Chinese President Xi Jinping hosted Prime Minister Shehbaz Sharif and Field Marshal Asim Munir of Pakistan in Beijing a day before India would host a meeting of the foreign ministers of the Quad, which had come into existence to counter the communist country's hegemony in the Indo-Pacific region.
"China firmly supports Pakistan in safeguarding its independence, sovereignty, and territorial integrity," Xi told Sharif. "The two sides should conduct security cooperation even better and in broader areas and jointly safeguard regional peace and stability," he was quoted as telling the prime minister and military chief of Pakistan in a press release issued by the Ministry of Foreign Affairs of the communist country's government.

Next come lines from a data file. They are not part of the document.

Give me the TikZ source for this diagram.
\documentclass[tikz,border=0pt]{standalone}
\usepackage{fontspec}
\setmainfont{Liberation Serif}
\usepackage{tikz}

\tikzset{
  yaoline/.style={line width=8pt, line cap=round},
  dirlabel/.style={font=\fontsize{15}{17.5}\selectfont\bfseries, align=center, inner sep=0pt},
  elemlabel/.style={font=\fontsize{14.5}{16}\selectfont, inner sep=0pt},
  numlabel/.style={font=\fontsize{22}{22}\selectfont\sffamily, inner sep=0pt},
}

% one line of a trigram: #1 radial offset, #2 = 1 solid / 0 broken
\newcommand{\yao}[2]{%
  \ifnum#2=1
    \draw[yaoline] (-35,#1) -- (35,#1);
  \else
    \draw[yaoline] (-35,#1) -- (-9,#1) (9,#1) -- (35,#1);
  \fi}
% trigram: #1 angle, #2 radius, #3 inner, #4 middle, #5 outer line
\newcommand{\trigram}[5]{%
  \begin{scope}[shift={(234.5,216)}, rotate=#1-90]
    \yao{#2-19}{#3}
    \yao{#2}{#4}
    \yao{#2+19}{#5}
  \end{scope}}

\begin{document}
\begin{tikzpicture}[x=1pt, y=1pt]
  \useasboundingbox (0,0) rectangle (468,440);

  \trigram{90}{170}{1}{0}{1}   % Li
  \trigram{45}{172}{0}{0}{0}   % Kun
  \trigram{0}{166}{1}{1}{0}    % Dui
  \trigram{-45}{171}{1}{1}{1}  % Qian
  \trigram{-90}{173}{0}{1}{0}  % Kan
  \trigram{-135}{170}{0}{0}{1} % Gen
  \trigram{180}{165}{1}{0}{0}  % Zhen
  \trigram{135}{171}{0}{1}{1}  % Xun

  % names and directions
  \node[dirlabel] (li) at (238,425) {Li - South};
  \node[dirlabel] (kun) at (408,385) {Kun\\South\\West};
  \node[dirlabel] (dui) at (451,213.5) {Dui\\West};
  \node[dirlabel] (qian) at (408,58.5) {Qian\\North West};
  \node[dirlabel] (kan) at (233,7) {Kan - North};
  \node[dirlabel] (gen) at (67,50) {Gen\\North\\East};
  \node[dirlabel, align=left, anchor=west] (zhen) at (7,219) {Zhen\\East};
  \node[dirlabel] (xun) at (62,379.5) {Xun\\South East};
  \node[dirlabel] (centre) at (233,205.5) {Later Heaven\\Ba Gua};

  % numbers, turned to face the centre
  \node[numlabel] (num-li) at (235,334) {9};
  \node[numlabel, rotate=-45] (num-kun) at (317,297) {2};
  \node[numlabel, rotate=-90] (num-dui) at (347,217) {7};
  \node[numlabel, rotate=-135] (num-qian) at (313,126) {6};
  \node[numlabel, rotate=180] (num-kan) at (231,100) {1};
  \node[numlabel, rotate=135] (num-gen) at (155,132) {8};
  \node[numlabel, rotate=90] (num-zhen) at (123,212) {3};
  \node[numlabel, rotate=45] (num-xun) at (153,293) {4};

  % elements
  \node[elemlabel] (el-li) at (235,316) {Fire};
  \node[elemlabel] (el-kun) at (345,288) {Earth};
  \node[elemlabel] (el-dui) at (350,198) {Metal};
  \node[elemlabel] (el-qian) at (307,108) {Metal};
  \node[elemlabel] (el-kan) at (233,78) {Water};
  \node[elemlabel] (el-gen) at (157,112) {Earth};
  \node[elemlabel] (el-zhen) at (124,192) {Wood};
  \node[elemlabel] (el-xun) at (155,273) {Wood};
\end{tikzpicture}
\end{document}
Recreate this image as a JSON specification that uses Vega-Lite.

"Pakistan will always be China's good friend and good partner," Sharif told Xi, pledging to advance the development of the China-Pakistan Economic Corridor (CPEC), so that the bilateral relationship would continue to grow and benefit the people of both nations.
New Delhi has been opposing the CPEC as it violates the sovereignty and the territorial integrity of India. The 3000-km-long connectivity project, a flagship component of China's Belt and Road Initiative, linked the communist country's Xinjiang Autonomous Region and the port city of Gwadar in southern Pakistan. It covered India's territory in J&K under illegal occupation by Pakistan. China pledged to invest $ 65 billion in infrastructure projects along the CPEC, including in the territories of India occupied by Pakistan.

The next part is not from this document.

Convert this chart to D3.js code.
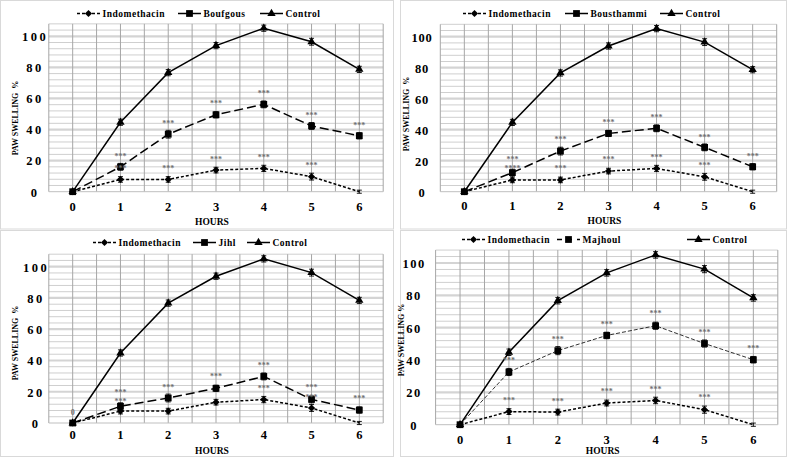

G-2 games and the Pakistan pivotAfter China recently confirmed that it had provided on-site technical support to Pakistan during the South Asian nation's cross-border military flare-up with India in May 2025, New Delhi hit out at Beijing. India tacitly suggested that China should reflect on whether it should help protect the terrorist infrastructure in Pakistan.

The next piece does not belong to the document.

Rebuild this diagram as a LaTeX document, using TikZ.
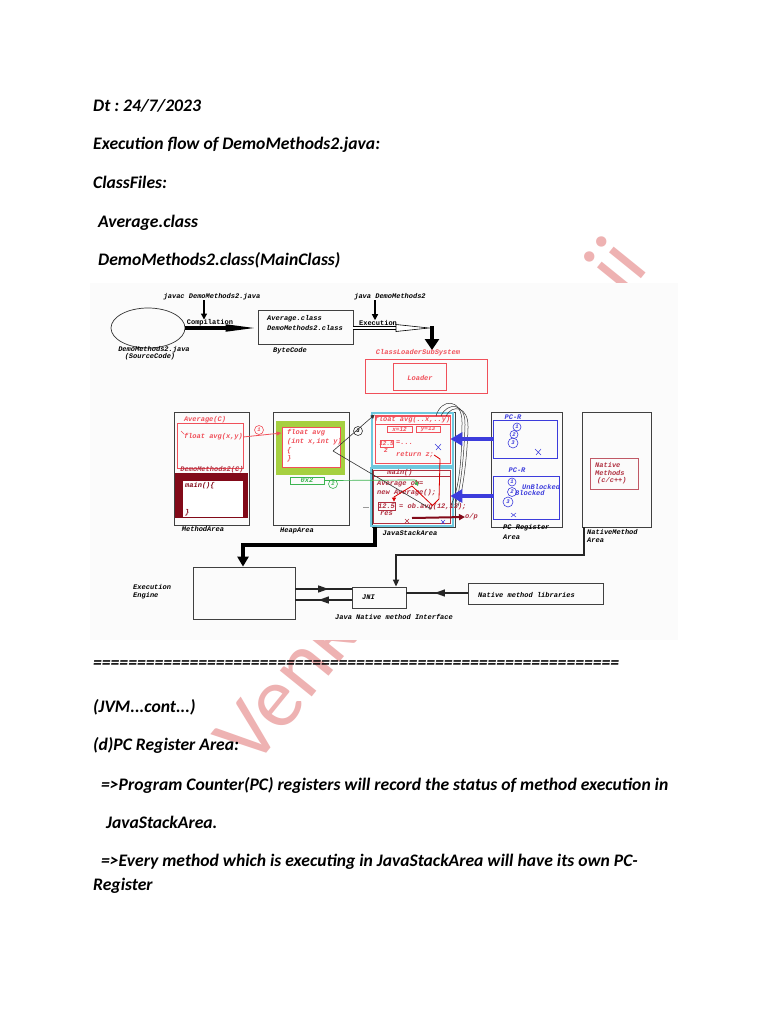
\documentclass[tikz,border=0pt]{standalone}
\usepackage{fontspec}
\setmainfont{Carlito}
\newfontfamily\cour{Liberation Mono}
\usetikzlibrary{shapes.geometric, arrows.meta, decorations.markings, calc, fit}
\frenchspacing
\definecolor{lred}{RGB}{240,80,90}
\definecolor{dred}{RGB}{176,48,64}
\definecolor{mroon}{RGB}{130,10,25}
\definecolor{ygreen}{RGB}{166,208,64}
\definecolor{gline}{RGB}{60,180,80}
\definecolor{lblue}{RGB}{110,200,222}
\definecolor{pblue}{RGB}{60,60,220}
\definecolor{wmpink}{RGB}{238,178,178}
\definecolor{bgw}{RGB}{251,251,251}
\begin{document}
\begin{tikzpicture}[x=1pt,y=-1pt,
  hdr/.style={font=\fontsize{17.6}{20}\selectfont\bfseries\itshape, anchor=base west, inner sep=0},
  lbl/.style={font=\cour\bfseries\itshape\fontsize{7}{8}\selectfont, inner sep=0},
  lblu/.style={font=\cour\bfseries\fontsize{7}{8}\selectfont, inner sep=0},
  area/.style={draw=black!75, line width=0.9, inner sep=0},
  rbox/.style={draw=lred, line width=0.7, inner sep=0},
  bbox/.style={draw=pblue, line width=0.7, inner sep=0},
  cnum/.style={circle, draw, line width=0.6, inner sep=0, minimum size=9, font=\cour\bfseries\itshape\fontsize{5.5}{6}\selectfont},
  wm/.style={font=\fontsize{86}{90}\selectfont, text=wmpink, anchor=base west, inner sep=0, rotate=51},
  thickarr/.style={line width=2.6, black!85},
  midarr/.style={postaction={decorate, decoration={markings, mark=at position #1 with {\arrow{Triangle[length=11,width=6.5]}}}}},
]
\useasboundingbox (0,0) rectangle (768,1024);
\fill[white] (0,0) rectangle (768,1024);

% watermark (partly hidden by the diagram)
\node[wm] (wm1) at (253,770) {Venka};
\node[wm] (wm2) at (625,299) {ii};

% header text
\node[hdr] (h1) at (93,112) {Dt : 24/7/2023};
\node[hdr] (h2) at (93,150) {Execution flow of DemoMethods2.java:};
\node[hdr] (h3) at (93,189) {ClassFiles:};
\node[hdr] (h4) at (98,227) {Average.class};
\node[hdr] (h5) at (98,265) {DemoMethods2.class(MainClass)};

% diagram background
\fill[bgw] (90,283) rectangle (678,640);

% ---- top row
\node[draw=black!80, line width=0.7, ellipse, minimum width=74, minimum height=40] (src) at (148,328) {};
\node[lbl] (srcl1) at (154,350) {DemoMethods2.java};
\node[lbl] (srcl2) at (150,357) {(SourceCode)};
\node[lbl] (javac) at (212,297) {javac DemoMethods2.java};
\node[lblu] (comp) at (210,323) {Compilation};
\draw[line width=1.2, -{Triangle[length=6,width=6]}] (javac.south -| 204,0) -- (comp.north -| 204,0);
\node[area, line width=0.7, fit={(258,310) (353,344)}] (bc) {};
\node[lbl, anchor=west] (bct1) at (267,319) {Average.class};
\node[lbl, anchor=west] (bct2) at (267,328) {DemoMethods2.class};
\node[lbl] (bcl) at (290,351) {ByteCode};
\draw[line width=3.2, black, -{Triangle[length=32,width=6.5]}] (src.east) -- (bc.west |- src.east);

\node[lbl] (javar) at (390,297) {java DemoMethods2};
\node[lblu] (exe) at (378,323) {Execution};
\draw[line width=1.2, -{Triangle[length=6,width=6]}] (javar.south -| 375,0) -- (exe.north -| 375,0);
\coordinate (exs) at (396,328);
\coordinate (dn1) at (432,326);
\coordinate (dn2) at (432,350);
\draw[line width=0.6, double=white, double distance=2.2] (bc.east |- exs) -- (exs);
\draw[line width=0.6, fill=white] (396,324.5) -- (429,328) -- (396,331.5) -- cycle;
\draw[line width=4, -{Triangle[length=11,width=14]}] (dn1) -- (dn2);

\node[lbl, text=lred] (clsl) at (418,353) {ClassLoaderSubSystem};
\node[rbox, line width=0.9, fit={(365,359) (487,393)}] (cls) {};
\node[rbox, line width=0.9, fit={(393,363) (446,390)}] (ldr) {};
\node[lbl, text=lred] (ldrt) at (420,378) {Loader};

% ---- Method area
\node[area, fit={(174,412) (249,525)}] (ma) {};
\node[lbl, text=lred] (avgc) at (205,420) {Average(C)};
\node[rbox, fit={(177,423) (243,468)}] (avgr) {};
\node[lbl, text=lred] (favg) at (213.5,437) {float avg(x,y)};
\draw[lred, line width=0.5] (181,431) -- (184,434);
\node[lbl, text=dred] (dmc) at (212,470) {DemoMethods2(C)};
\fill[mroon] (175,473) rectangle (248,518);
\node[fill=white, inner sep=0, fit={(183,481) (243,517)}] (mainin) {};
\node[lbl, text=mroon, anchor=west] (mn1) at (185,486) {main()\{};
\node[lbl, text=mroon, anchor=west] (mn2) at (185,513) {\}};
\node[lbl] (mal) at (203,529) {MethodArea};

% ---- Heap area
\node[area, fit={(273,412) (349,525)}] (ha) {};
\fill[ygreen] (276,421) rectangle (345,475);
\node[rbox, line width=1, fill=white, fit={(282,427) (340,467)}] (hobj) {};
\node[lbl, text=lred, anchor=west] (ht1) at (287,433) {float avg};
\node[lbl, text=lred, anchor=west] (ht2) at (287,442) {(int x,int y)};
\node[lbl, text=lred, anchor=west] (ht3) at (287,451) {\{};
\node[lbl, text=lred, anchor=west] (ht4) at (287,459) {\}};
\node[draw=gline, line width=0.7, inner sep=0, fit={(290,477) (324,484)}] (ox) {};
\node[lbl, text=gline] (oxt) at (307,480.5) {0x2};
\node[lbl] (hal) at (297,531) {HeapArea};
\node[cnum, draw=lred, text=lred] (c1) at (259,430) {1};
\node[cnum, draw=gline, text=gline] (c2) at (333,484) {2};
\node[cnum, draw=black!80] (c3) at (358,431) {3};
\draw[lred, line width=0.8, -{Triangle[length=5,width=4]}] (favg.east) -- (hobj.west |- 0,433);
\coordinate (hp) at (333,451);

% ---- Java stack area
\node[area, fit={(372,412) (455,527)}] (jsa) {};
\draw[lblue, line width=2.6] (372,413) rectangle (453,466);
\draw[lblue, line width=2.6] (371,468) rectangle (453,526);
\node[rbox, fit={(375,415) (450,463)}] (avgf) {};
\node[rbox, fit={(375,416) (450,424)}] (avgt) {};
\node[lbl, text=lred] (avgtt) at (412.5,420) {float avg(..x,..y)};
\node[rbox, fit={(387,426) (412,432)}] (xb) {};
\node[lbl, text=lred, font=\cour\bfseries\itshape\fontsize{6}{7}\selectfont] at (xb) {x=12};
\node[rbox, fit={(416,426) (440,432)}] (yb) {};
\node[lbl, text=lred, font=\cour\bfseries\itshape\fontsize{6}{7}\selectfont] at (yb) {y=13};
\node[rbox, fit={(380,440) (393,447)}] (zb) {};
\node[lbl, text=lred, font=\cour\bfseries\itshape\fontsize{6}{7}\selectfont] at (zb) {12.5};
\node[lbl, text=lred, anchor=west] (zeq) at (396,443) {=...};
\node[lbl, text=lred] (zl) at (386,451) {z};
\node[lbl, text=lred] (ret) at (415,455) {return z;};
\draw[pblue, line width=0.5] (435,444) -- (441,450) (436,450) -- (441,444);

\node[draw=dred, line width=0.8, inner sep=0, fit={(373,470) (450,523)}] (mainf) {};
\node[draw=dred, line width=0.8, inner sep=0, fit={(373,470) (450,476)}] (maint) {};
\node[lbl, text=dred] (maintt) at (400,473) {main()};
\node[lbl, text=dred, anchor=west] (ob1) at (377,484) {Average ob=};
\node[lbl, text=dred, anchor=west] (ob2) at (377,493) {new Average();};
\node[draw=dred, line width=0.8, inner sep=0, fit={(378,502) (395,510)}] (resb) {};
\node[lbl, text=dred] at (resb) {12.5};
\node[lbl, text=dred] (resl) at (386.5,514) {res};
\node[lbl, text=dred, anchor=west] (call) at (399,507) {= ob.avg(12,13);};
\coordinate (op1) at (412,518);
\node[lbl, text=dred, anchor=west] (opl) at (465,517) {o/p};
\draw[mroon, line width=2, -{Triangle[length=6,width=6]}] (op1) -- (opl.west);
\draw[dred, line width=0.5] (405,519) -- (409,523) (405,523) -- (409,519);
\draw[pblue, line width=0.5] (441,520) -- (445,524) (441,524) -- (445,520);
\draw[black!40, line width=0.8] (363,507) -- (369,507);
\node[lbl] (jsal) at (410,533) {JavaStackArea};

% red flows in stack
\draw[red!85!black, line width=0.8] (ret.east) -- (440,459) -- (439,499) -- (432,506);
\draw[red!85!black, line width=0.8, -{Triangle[length=4,width=4]}] (432,505) -- (412,486) -- (394,497) -- (resb.north -| 394,0);

% green reference line
\draw[gline, line width=0.7, -{Triangle[length=4,width=4]}] (ox.east) -- (415,480) -- (418,486);
% black reference lines
\draw[black!80, line width=0.6, -{Triangle[length=4,width=4]}] (hp) -- (avgf.north west);
\draw[black!80, line width=0.6] (hp) -- (431,509);
% loops
\draw[black!80, line width=0.5] (436,416) .. controls (441,398) and (462,398) .. (462,422) .. controls (462,460) and (459,490) .. (451,505);
\draw[black!80, line width=0.5] (441,416) .. controls (447,402) and (466,402) .. (465,425) .. controls (464,460) and (460,492) .. (455,505);
\draw[black!80, line width=0.5] (446,416) .. controls (452,404) and (469,406) .. (468,428) .. controls (467,462) and (462,494) .. (458,506);

% ---- PC register area
\node[area, fit={(491,412) (562,527)}] (pca) {};
\node[lbl, text=pblue] (pcr1) at (513,417) {PC-R};
\node[bbox, fit={(493,420) (557,458)}] (pc1) {};
\node[cnum, draw=pblue, text=pblue, minimum size=8] (p11) at (517,427) {1};
\node[cnum, draw=pblue, text=pblue, minimum size=8] (p12) at (514,434.5) {2};
\node[cnum, draw=pblue, text=pblue, minimum size=10] (p13) at (513,443) {3};
\draw[pblue, line width=0.5] (535,449) -- (541,455) (536,455) -- (541,449);
\node[lbl, text=pblue] (pcr2) at (517,470) {PC-R};
\node[bbox, fit={(493,476) (559,519)}] (pc2) {};
\node[cnum, draw=pblue, text=pblue, minimum size=8] (p21) at (512,482) {1};
\node[cnum, draw=pblue, text=pblue, minimum size=9] (p22) at (512,492) {2};
\node[cnum, draw=pblue, text=pblue, minimum size=10] (p23) at (508,502) {3};
\node[lbl, text=pblue, anchor=west] (unb) at (522,487) {UnBlocked};
\node[lbl, text=pblue, anchor=west] (blk) at (515,493) {Blocked};
\draw[pblue, line width=0.5] (511,513) -- (516,517) (511,517) -- (516,513);
\node[lbl, anchor=west] (pcl1) at (503,528) {PC Register};
\node[lbl, anchor=west] (pcl2) at (503,537) {Area};
\draw[pblue, line width=4.5, -{Triangle[length=12,width=13]}] (pc1.west |- 0,439) -- (avgf.east |- 0,439);
\draw[pblue, line width=4.5, -{Triangle[length=12,width=13]}] (pc2.west |- 0,496) -- (mainf.east |- 0,496);

% ---- Native method area
\node[area, fit={(582,412) (651,527)}] (nma) {};
\node[draw=dred!80!white, line width=0.8, inner sep=0, fit={(590,458) (638,489)}] (nmr) {};
\node[lbl, text=dred, anchor=west] (nm1) at (595,465) {Native};
\node[lbl, text=dred, anchor=west] (nm2) at (595,473) {Methods};
\node[lbl, text=dred, anchor=west] (nm3) at (597,481) {(c/c++)};
\node[lbl, anchor=west] (nml1) at (587,532) {NativeMethod};
\node[lbl, anchor=west] (nml2) at (587,540) {Area};

% ---- bottom row
\node[area, line width=0.8, fit={(193,567) (295,619)}] (ee) {};
\node[lbl, anchor=west] (eel1) at (133,587) {Execution};
\node[lbl, anchor=west] (eel2) at (133,596) {Engine};
\node[area, line width=0.8, fit={(352,587) (406,608)}] (jni) {};
\node[lbl, anchor=west] (jnit) at (362,597) {JNI};
\node[lbl, anchor=west] (jnil) at (335,617) {Java Native method Interface};
\node[area, line width=0.8, fit={(468,583) (603,604)}] (nml) {};
\node[lbl, anchor=west] (nmlt) at (478,595) {Native method libraries};

\draw[line width=4, -{Triangle[length=10,width=11]}] (jsa.south -| 375,0) -- (375,545) -- (243,545) -- (ee.north -| 243,0);
\draw[thickarr, midarr=0.6] (ee.east |- 0,589) -- (jni.west |- 0,589);
\draw[thickarr, midarr=0.6] (jni.west |- 0,600) -- (ee.east |- 0,600);
\draw[thickarr, midarr=0.55] (nml.west |- 0,593) -- (jni.east |- 0,593);
\draw[line width=1.6, black!85, -{Triangle[length=7,width=6]}] (nma.south -| 584,0) -- (584,555) -- (396,555) -- (jni.north -| 396,0);

% bottom text
\node[hdr] (b1) at (93,668) {============================================================};
\node[hdr] (b2) at (93,712) {(JVM...cont...)};
\node[hdr] (b3) at (93,750) {(d)PC Register Area:};
\node[hdr] (b4) at (101,790) {=>Program Counter(PC) registers will record the status of method execution in};
\node[hdr] (b5) at (106,828) {JavaStackArea.};
\node[hdr] (b6) at (101,866) {=>Every method which is executing in JavaStackArea will have its own PC-};
\node[hdr] (b7) at (93,890) {Register};
\end{tikzpicture}
\end{document}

Zhang Heng, an engineer from the Aviation Industry Corporation of China's (AVIC) Chengdu Aircraft Design and Research Institute, recently confirmed during an interview on CCTV, a state-owned TV channel of the communist country, that he had provided on-site technical support to the armed forces of Pakistan when the South Asian nation had to respond to the military offensive launched by India between May 7 and 10 last year.
An AVIC subsidiary produces the J-10CE fighter jets that China provided to Pakistan.
The officials of the Indian Army and the Indian Air Force had earlier confirmed that Pakistan had fired PL-15 missiles made in China at targets in India during the May, 2025, cross-border military flare-up. China had also purportedly provided satellite support to Pakistan to choose targets in India and to neutralise India's counterattacks.
Xi hosted Sharif just a day before India's External Affairs Minister S Jaishankar would host United States Secretary of State Marco Rubio, Australian Foreign Minister Penny Wong and Japanese Foreign Minister Toshimitsu Motegi in New Delhi for a meeting of the Quad.
The Quad came into existence to counter China's hegemony in the Indo-Pacific region. But, given the recent meeting between Xi and US President Donald Trump in Beijing, the meeting in New Delhi on Tuesday is unlikely to see the four-nation coalition turning overtly adversarial to China.